2. The Digital Experience Cloud

This is Adobe’s powerful, but less visible, enterprise-facing engine. It’s a suite of marketing, advertising, analytics, and e-commerce software. Through strategic acquisitions like Marketo (marketing automation) and Magento (e-commerce), Adobe built a comprehensive platform for major corporations to manage the entire customer experience. This segment provides significant revenue diversification and targets a huge total addressable market (TAM).

As of early 2026, Adobe’s financials reflect the success of this dual-cloud strategy. Revenue has seen consistent double-digit growth, operating margins are exceptionally healthy, and the company generates massive amounts of cash flow, which it uses for strategic acquisitions and share buybacks.

Secrets to Analyzing a Tech Giant’s Financials

After decades of analyzing companies, you learn to spot the patterns. Here are a few secrets I’ve picked up, using Adobe as our guide, that you can apply to your own analysis.
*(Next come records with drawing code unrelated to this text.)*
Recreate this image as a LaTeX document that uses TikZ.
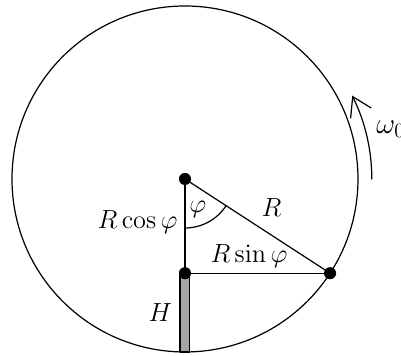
\documentclass[tikz,border=0pt]{standalone}
\usepackage{amsmath}
\usepackage{amssymb}
\usetikzlibrary{arrows.meta}

\begin{document}
\begin{tikzpicture}[
    line cap=round,
    line join=round,
    line width=0.6pt,
    font=\large,
    lbl/.style={scale=1.08},
    dot/.style={circle, fill, inner sep=0pt, minimum size=2.1mm}
]
\useasboundingbox (-3.208,-3.069) rectangle (3.746,3.104);

% Cerchio
\coordinate (O) at (0,0);
\draw (O) circle (3);

% Punti
\coordinate (A) at (0,{-3*cos(57)});
\coordinate (P) at ({3*sin(57)},{-3*cos(57)});
\coordinate (B) at (0,-3);

% Palo
\draw[fill=black!35] ([xshift=-0.085cm]A) rectangle ([xshift=0.085cm]B);

% Raggio e cateti
\draw (O) -- (P);
\draw (O) -- (A);
\draw (A) -- (P);

% Angolo
\draw ([shift={(-90:0.85)}]O) arc (-90:-33:0.85);

% Rotazione
\coordinate (W) at (3.24,0);
\draw[-{Straight Barb[length=3.2mm,width=4mm]}] (W) arc (0:26.5:3.24);
\node[anchor=base west, inner sep=0pt] (w) at (3.31,0.79) {\Large$\omega_0$};

% Punti evidenziati
\node[dot] (o) at (O) {};
\node[dot] (a) at (A) {};
\node[dot] (p) at (P) {};

% Etichette
\node[lbl] (phi) at (0.22,-0.53) {$\varphi$};
\node[lbl] (r) at (1.5,-0.5) {$R$};
\node[lbl, anchor=east, inner sep=0pt] (rc) at (-0.12,-0.75) {$R\cos\varphi$};
\node[lbl] (rs) at (1.11,-1.33) {$R\sin\varphi$};
\node[lbl] (h) at (-0.43,-2.31) {$H$};

\end{tikzpicture}
\end{document}
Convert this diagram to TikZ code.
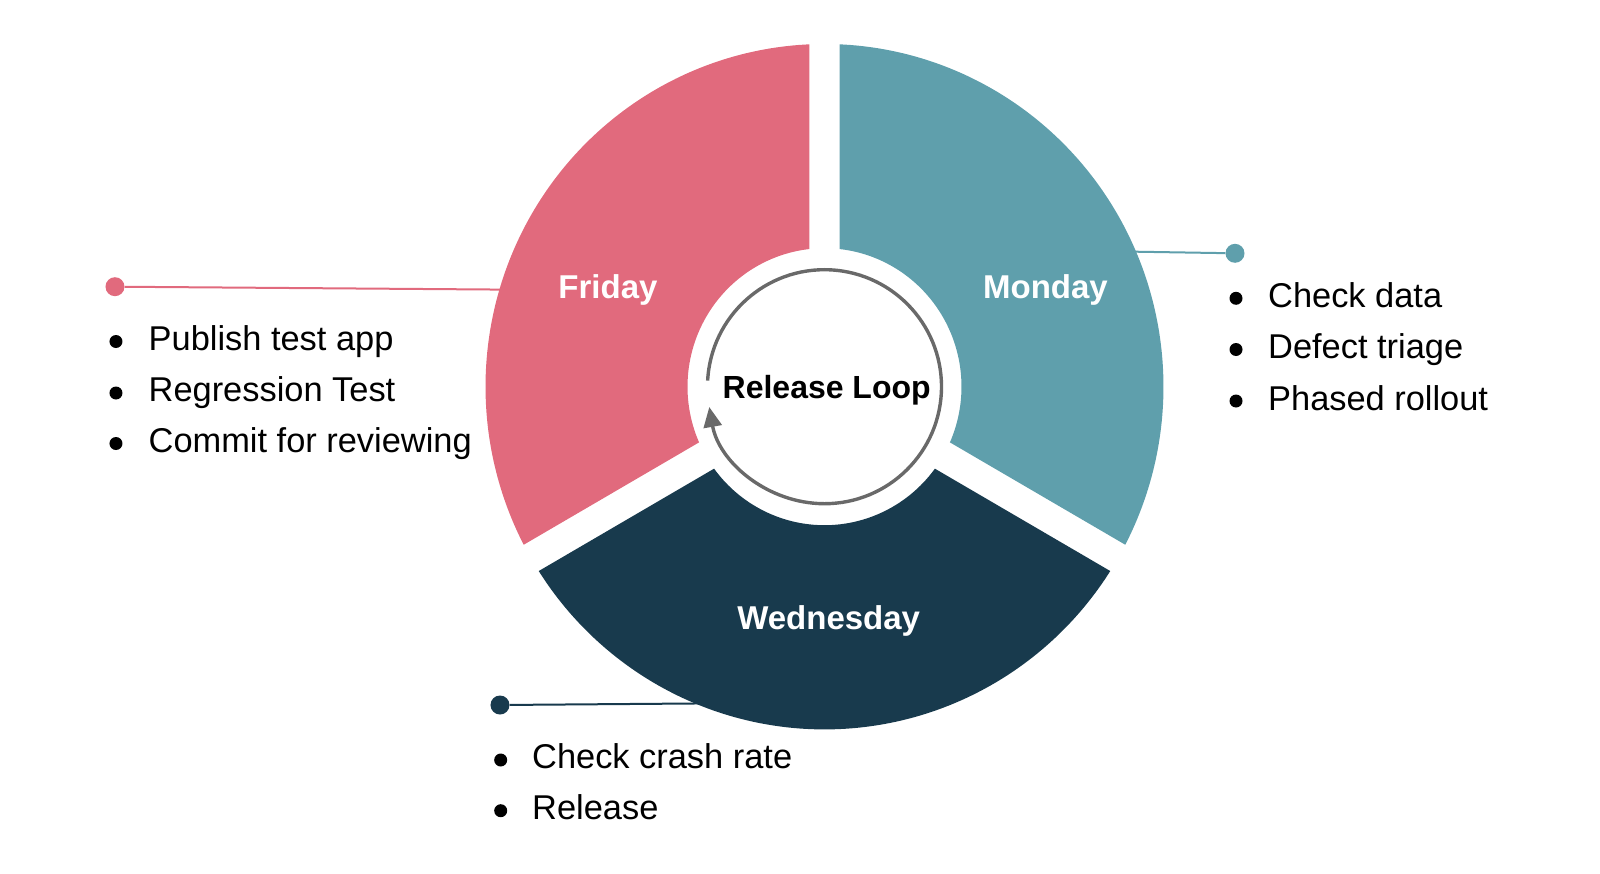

  • Track the Revenue Story: Don’t just look at total revenue. Ask: where is it coming from? For Adobe, watching the percentage of revenue from “Subscription” versus “Product” during the 2012-2017 period told the entire story of their successful, painful pivot. This is the narrative in the numbers.
  • My Early Mistake – Ignoring Deferred Revenue: When I was younger, I focused only on the income statement. A huge mistake for a subscription business! On the balance sheet, a growing “Deferred Revenue” line is a beautiful thing. It represents cash collected from customers for services yet to be delivered. It’s a leading indicator of future revenue health.
  • Understand the ‘Why’ Behind an Acquisition: A company doesn’t spend billions just to get bigger. Ask what strategic gap an acquisition fills. The Macromedia purchase was about consolidating the creative market. The Marketo and Magento acquisitions were about building a whole new enterprise empire in customer experience.
  • Follow the Margins: Gross and operating margins tell you about a company’s efficiency and pricing power. As Adobe scaled its cloud business, its margins expanded significantly. Why? Selling a digital subscription is incredibly profitable; there’s no box to ship, and the cost to serve an additional customer is minimal.
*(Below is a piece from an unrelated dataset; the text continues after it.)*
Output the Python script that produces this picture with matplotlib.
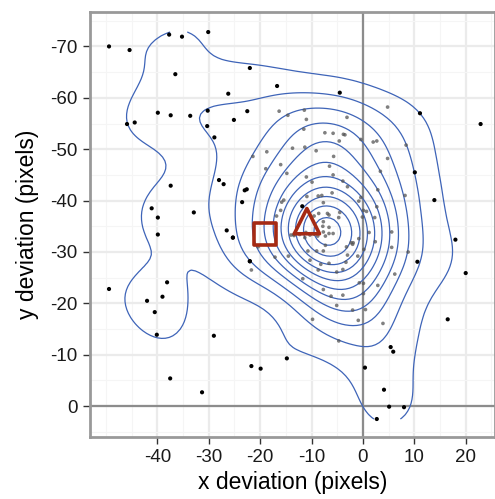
import numpy as np
import matplotlib
matplotlib.use("Agg")
import matplotlib.pyplot as plt
from matplotlib.ticker import MultipleLocator

plt.rcParams['font.family'] = ['Liberation Sans', 'DejaVu Sans']

# outer (black) points
bx = [-49.4, -45.4, -37.7, -35.2, -30.1, -36.5, -22.0, -26.2, -16.7, -39.9, -37.4, -33.6, -30.2, -22.5,
      -45.9, -44.4, -30.3, -25.1, -28.9, -37.4, -28.0, -27.1, -23.0, -22.6, -23.5, -41.1, -39.9, -39.9,
      -32.9, -26.5, -25.3, -22.0, -38.1, -49.4, -42.0, -39.0, -40.5, -40.1, -29.0, -21.7, -19.9, -14.8,
      -37.5, -31.3, -4.5, 11.1, 22.9, 10.1, 13.9, 10.6, 18.0, 20.0, 16.5, 5.4, 5.9, 0.4, 4.1, 5.1, 8.0, 2.7,
      -25.3, -22.0, -11.8]
by = [-70.0, -69.3, -72.3, -71.9, -72.8, -64.6, -65.8, -60.8, -62.3, -57.1, -56.6, -56.5, -57.5, -57.4,
      -54.9, -55.2, -54.5, -55.7, -52.3, -42.9, -44.0, -43.2, -42.0, -42.2, -39.7, -38.5, -36.7, -33.4,
      -37.7, -34.2, -32.8, -28.2, -24.1, -22.8, -20.5, -21.3, -18.3, -13.9, -13.7, -7.8, -7.3, -9.3,
      -5.4, -2.7, -61.0, -57.0, -54.9, -45.5, -40.1, -28.1, -32.4, -25.9, -16.9, -11.5, -10.6, -7.5, -3.2, 0.1, 0.2, 2.5,
      -32.8, -28.2, -38.9]

# inner (grey) points
gx = [-16.3, -14.6, -21.4, -18.7, -18.9, -16.0, -14.8, -21.7, -20.4, -17.1, 4.8, -11.4, -3.1, -11.0, -11.5,
      -7.4, -5.8, -3.8, -3.5, -0.4, 2.7, 8.4, -4.6, -13.7, -11.3, -9.1, -5.7, 4.8, -6.5, 3.4, -5.8, -11.0,
      -9.9, -3.9, -3.0, 2.9, 8.2, -8.7, -8.0, -6.0, -0.4, -0.8, 2.7, -7.7, -4.5, -6.9, -6.6, -9.5, 0.1, 0.7,
      -0.1, 2.3, -7.7, -6.6, -7.7, -7.3, -6.6, -5.8, -11.1, -10.3, -9.5, -8.8, -12.3, -13.5, -11.3, 1.2, 5.6,
      -2.3, -1.9, -0.8, 2.4, 8.8, 5.6, 0.2, -10.7, -9.0, -7.7, -3.2, -3.0, -1.0, -10.3, -8.2, -6.6, -3.3,
      -5.1, -3.9, -8.7, 6.2, -11.7, -0.7, 0.1, 2.9, -7.7, -6.2, -3.9, 0.1, -5.1, -2.0, 0.5, -0.9, -9.8, 3.9,
      -4.7, -15.8, -15.4, -16.0, -16.8, -4.7, -8.6, -14.0, -13.4, -7.8, -7.3, -14.5, -2.0, 2.0, -10.9]
gy = [-57.4, -56.6, -48.6, -49.5, -46.2, -47.0, -45.3, -26.5, -31.0, -29.0, -58.2, -57.6, -56.2, -55.8, -53.9,
      -53.2, -53.1, -52.9, -52.8, -51.9, -51.6, -50.8, -51.6, -50.2, -50.4, -49.7, -48.6, -48.2, -46.7, -45.7, -45.0, -44.6,
      -43.6, -43.8, -42.7, -42.1, -41.0, -40.9, -41.0, -41.5, -40.6, -39.9, -38.8, -39.6, -37.7, -37.5, -37.2, -37.0, -38.1, -37.9,
      -36.8, -36.7, -35.9, -34.8, -33.9, -33.1, -33.6, -33.6, -33.8, -33.3, -33.5, -33.1, -33.4, -33.4, -32.8, -33.8, -33.9,
      -31.8, -31.8, -32.6, -32.0, -30.0, -30.9, -30.5, -30.2, -30.2, -30.2, -31.0, -29.4, -29.2, -28.4, -27.6, -27.8, -28.0,
      -26.1, -26.6, -26.5, -25.7, -24.8, -24.0, -23.9, -23.5, -22.7, -21.4, -21.6, -21.9, -19.6, -18.7, -18.8, -16.7, -16.9, -16.1,
      -12.7, -39.7, -40.1, -38.1, -37.0, -36.7, -37.5, -33.3, -33.2, -35.0, -31.3, -29.2, -31.5, -51.4, -40.8]

# reference markers
sq_x, sq_y = [-19.1], [-33.5]
tri_x, tri_y = [-10.9], [-36.0]

xticks = [-40, -30, -20, -10, 0, 10, 20]
yticks = [-70, -60, -50, -40, -30, -20, -10, 0]

ax_all = np.array(bx + gx)
ay_all = np.array(by + gy)


def bw_nrd(v):
    n = len(v)
    q = np.percentile(v, [25, 75])
    h = (q[1] - q[0]) / 1.34
    return 4 * 1.06 * min(np.std(v, ddof=1), h) * n ** (-0.2)


hx = bw_nrd(ax_all) / 4 * 1.05
hy = bw_nrd(ay_all) / 4 * 1.05
gxs = np.linspace(ax_all.min(), ax_all.max(), 100)
gys = np.linspace(ay_all.min(), ay_all.max(), 100)
GX, GY = np.meshgrid(gxs, gys)
Z = np.zeros_like(GX)
for px, py in zip(ax_all, ay_all):
    Z += np.exp(-0.5 * (((GX - px) / hx) ** 2 + ((GY - py) / hy) ** 2))
Z /= (len(ax_all) * 2 * np.pi * hx * hy)

nlev = 11
step = Z.max() / (nlev + 0.5)
levels = step * np.arange(1, nlev + 1)
levels[0] = step * 0.97

fig = plt.figure(figsize=(4.95, 4.99), dpi=100)
ax = fig.add_axes([90 / 495, 1 - 437 / 499, 405 / 495, 425 / 499])

ax.set_xlim(-53.1, 25.7)
ax.set_ylim(6.0, -76.7)

ax.xaxis.set_minor_locator(MultipleLocator(5))
ax.yaxis.set_minor_locator(MultipleLocator(5))
ax.set_xticks(xticks)
ax.set_yticks(yticks)
ax.set_xticklabels([str(t) for t in xticks])
ax.set_yticklabels([str(t) for t in yticks])
ax.grid(which='major', color='#ebebeb', lw=1.6, zorder=0)
ax.grid(which='minor', color='#f5f5f5', lw=0.8, zorder=0)
ax.set_axisbelow(True)

ax.axvline(0, color='#8c8c8c', lw=1.6, zorder=1)
ax.axhline(0, color='#8c8c8c', lw=1.6, zorder=1)

ax.contour(GX, GY, Z, levels=levels, colors='#3e64b8', linewidths=0.9, zorder=2)

ax.scatter(gx, gy, s=7, color='#555555', alpha=0.75, edgecolors='none', zorder=3)
ax.scatter(bx, by, s=9, color='black', edgecolors='none', zorder=3)

ax.scatter(sq_x, sq_y, marker='s', s=260, facecolors='none', edgecolors='#a52a14', linewidths=2.6, zorder=4)
ax.scatter(tri_x, tri_y, marker='^', s=330, facecolors='none', edgecolors='#a52a14', linewidths=2.6, zorder=4)

for sp in ax.spines.values():
    sp.set_color('#999999')
    sp.set_linewidth(2)

ax.tick_params(which='major', direction='out', length=5, width=1, color='#333333',
               labelsize=13.5, labelcolor='#1a1a1a', pad=4)
ax.tick_params(which='minor', length=0)

ax.set_xlabel('x deviation (pixels)', fontsize=16.5, labelpad=3)
ax.set_ylabel('y deviation (pixels)', fontsize=16.5, labelpad=8)

fig.savefig('out.png', dpi=100)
Frequently Asked Questions

Why was Adobe’s move to a subscription model so successful?

It dramatically increased their customer base by lowering the upfront cost, created a highly predictable recurring revenue stream (ARR) that investors love, and fostered a stronger, ongoing relationship with users through continuous updates.

What is Adobe’s largest revenue source today?

The Digital Media segment, which includes the Creative Cloud and Document Cloud, remains the largest contributor to Adobe’s revenue, making up the majority of their total sales. This is the historic core of their business.

How do major acquisitions impact ADBE’s financials?

Acquisitions initially impact the balance sheet by increasing goodwill and intangible assets and can temporarily decrease cash. In the long run, successful acquisitions like Marketo and Magento are integrated to create new, significant revenue streams and accelerate growth in strategic markets.

What is a key financial metric to watch for Adobe’s future?

Beyond revenue, pay close attention to the growth in Annual Recurring Revenue (ARR) for both the Digital Media and Digital Experience segments. Consistent, strong ARR growth is the clearest indicator of the underlying health and momentum of their cloud businesses.